Мы выбираем? Нас выбирают?
Да, многому остаться суждено,
Но что-то ведь уходит всё равно….
Евг. Евтушенко
Успех первых песен Эдуарда Колмановского привёл их автора на концертную эстраду. С этого времени и до конца жизни он выступал с авторскими концертами по всей стране и за её пределами… В этой ипостаси очень ярко проявилась его артистичность, чувство зала, дар непростого искусства аккомпанемента. Он блистательно конферировал, а иногда и сам с неизменным успехом пел свои песни. При этом постоянно попрекал себя в отсутствии «смежной» профессии. Отец считал оптимальным право композитора на публичное выступление, если он не только создаёт любимые народом произведения, но при этом ещё и либо поёт, как Мишель Легран, либо играет, как учившийся у Нейгауза Тихон Хренников, либо — в идеале — дирижирует, как Исаак Дунаевский, который давал авторские концерты под оркестр. Но зато скольким артистам и режиссёрам стала союзником музыка Эдуарда Колмановского — яркая, театральная, динамичная, всегда работающая на действие! Я считаю, что музыка к спектаклям была главным в его творчестве. В ней он наиболее полно и разносторонне сумел раскрыть своё дарование, в ней он добился наибольших художественных успехов. Понимаю, что многие со мною не согласятся. Понимаю, что его имя связывается прежде всего с любимыми с детства песнями. Но ведь в отличие от песен, театральная музыка за редкими исключением не могла рассчитывать на звучание по радио и телевидению. Да и существовала она, как правило, только пока шёл спектакль.
Папа поёт
И всё же именно театр вызвал к жизни такие известные песни Колмановского, как «Бежит река» (спектакль «Чудотворная» в Современнике), «Песня о заводском гудке» (спектакль «Сталевары» во МХАТе), «Вальс о вальсе» (спектакль «Романьола» в театре им.

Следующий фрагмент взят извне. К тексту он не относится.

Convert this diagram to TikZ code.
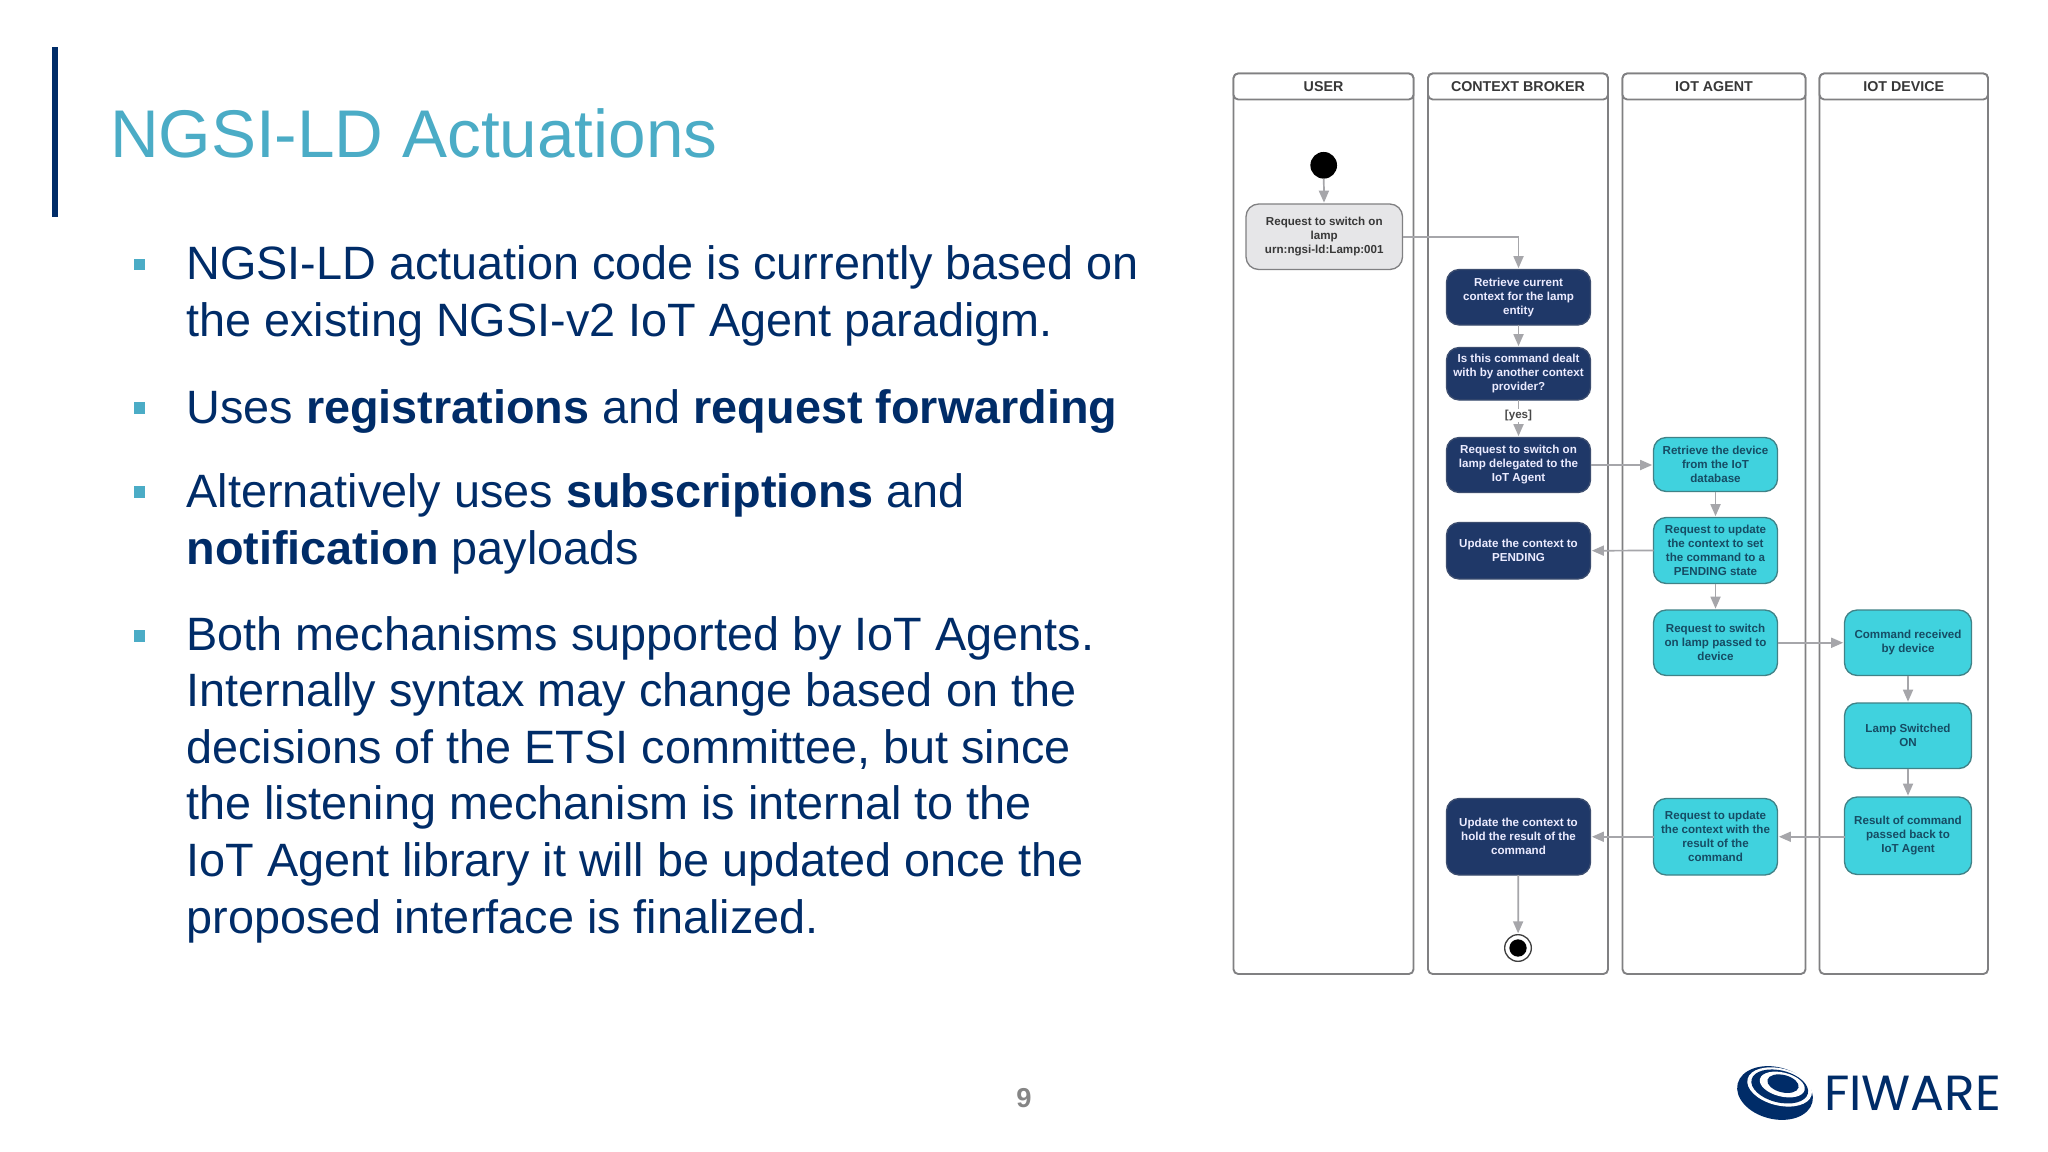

Пушкина), уже не говоря о «Песне Шута» из мхатовской «Двенадцатой ночи» — спектакля, который и вывел отца на песню. Стала довольно известной симпатичная студенческая песенка «Мы сдадим последние эказамены» из радиоспектакля, названия которого я не помню — их у отца было несколько десятков…. Именно с музыки к драматическим спектаклям берёт начало создание его двух известнейших, уже около шестидесяти лет не сходящих со сцены мюзиклов — «Белоснежки» и «Женского монастыря». В конце жизни написана и поставлена московским детским музыкальным театром опера «Двенадцатая ночь» (либретто и стихи Давида Самойлова), где звучат мелодии и из того самого мхатовского спектакля — первой ласточки отцовского успеха. Такая вот гигантская арка, символизирующая театр, как «линию жизни» композитора…Символично, что ещё в детстве отец сходил с ума по запаху кулис. Он жил напротив театра им. Вахтангова, где на первых ролях была жена его дяди —Валентина Вагрина. Мальчик мог легко пройти на любой спектакль. Тем не менее, каждый такой выход был для него событием, он начинал волноваться за несколько дней до похода в театр, будто чувствовал, что там его судьба. Так что Мельпомена как бы сама выбрала его, и, став композитором, Эдуард Колмановский ответил жанру избыточной взимностью.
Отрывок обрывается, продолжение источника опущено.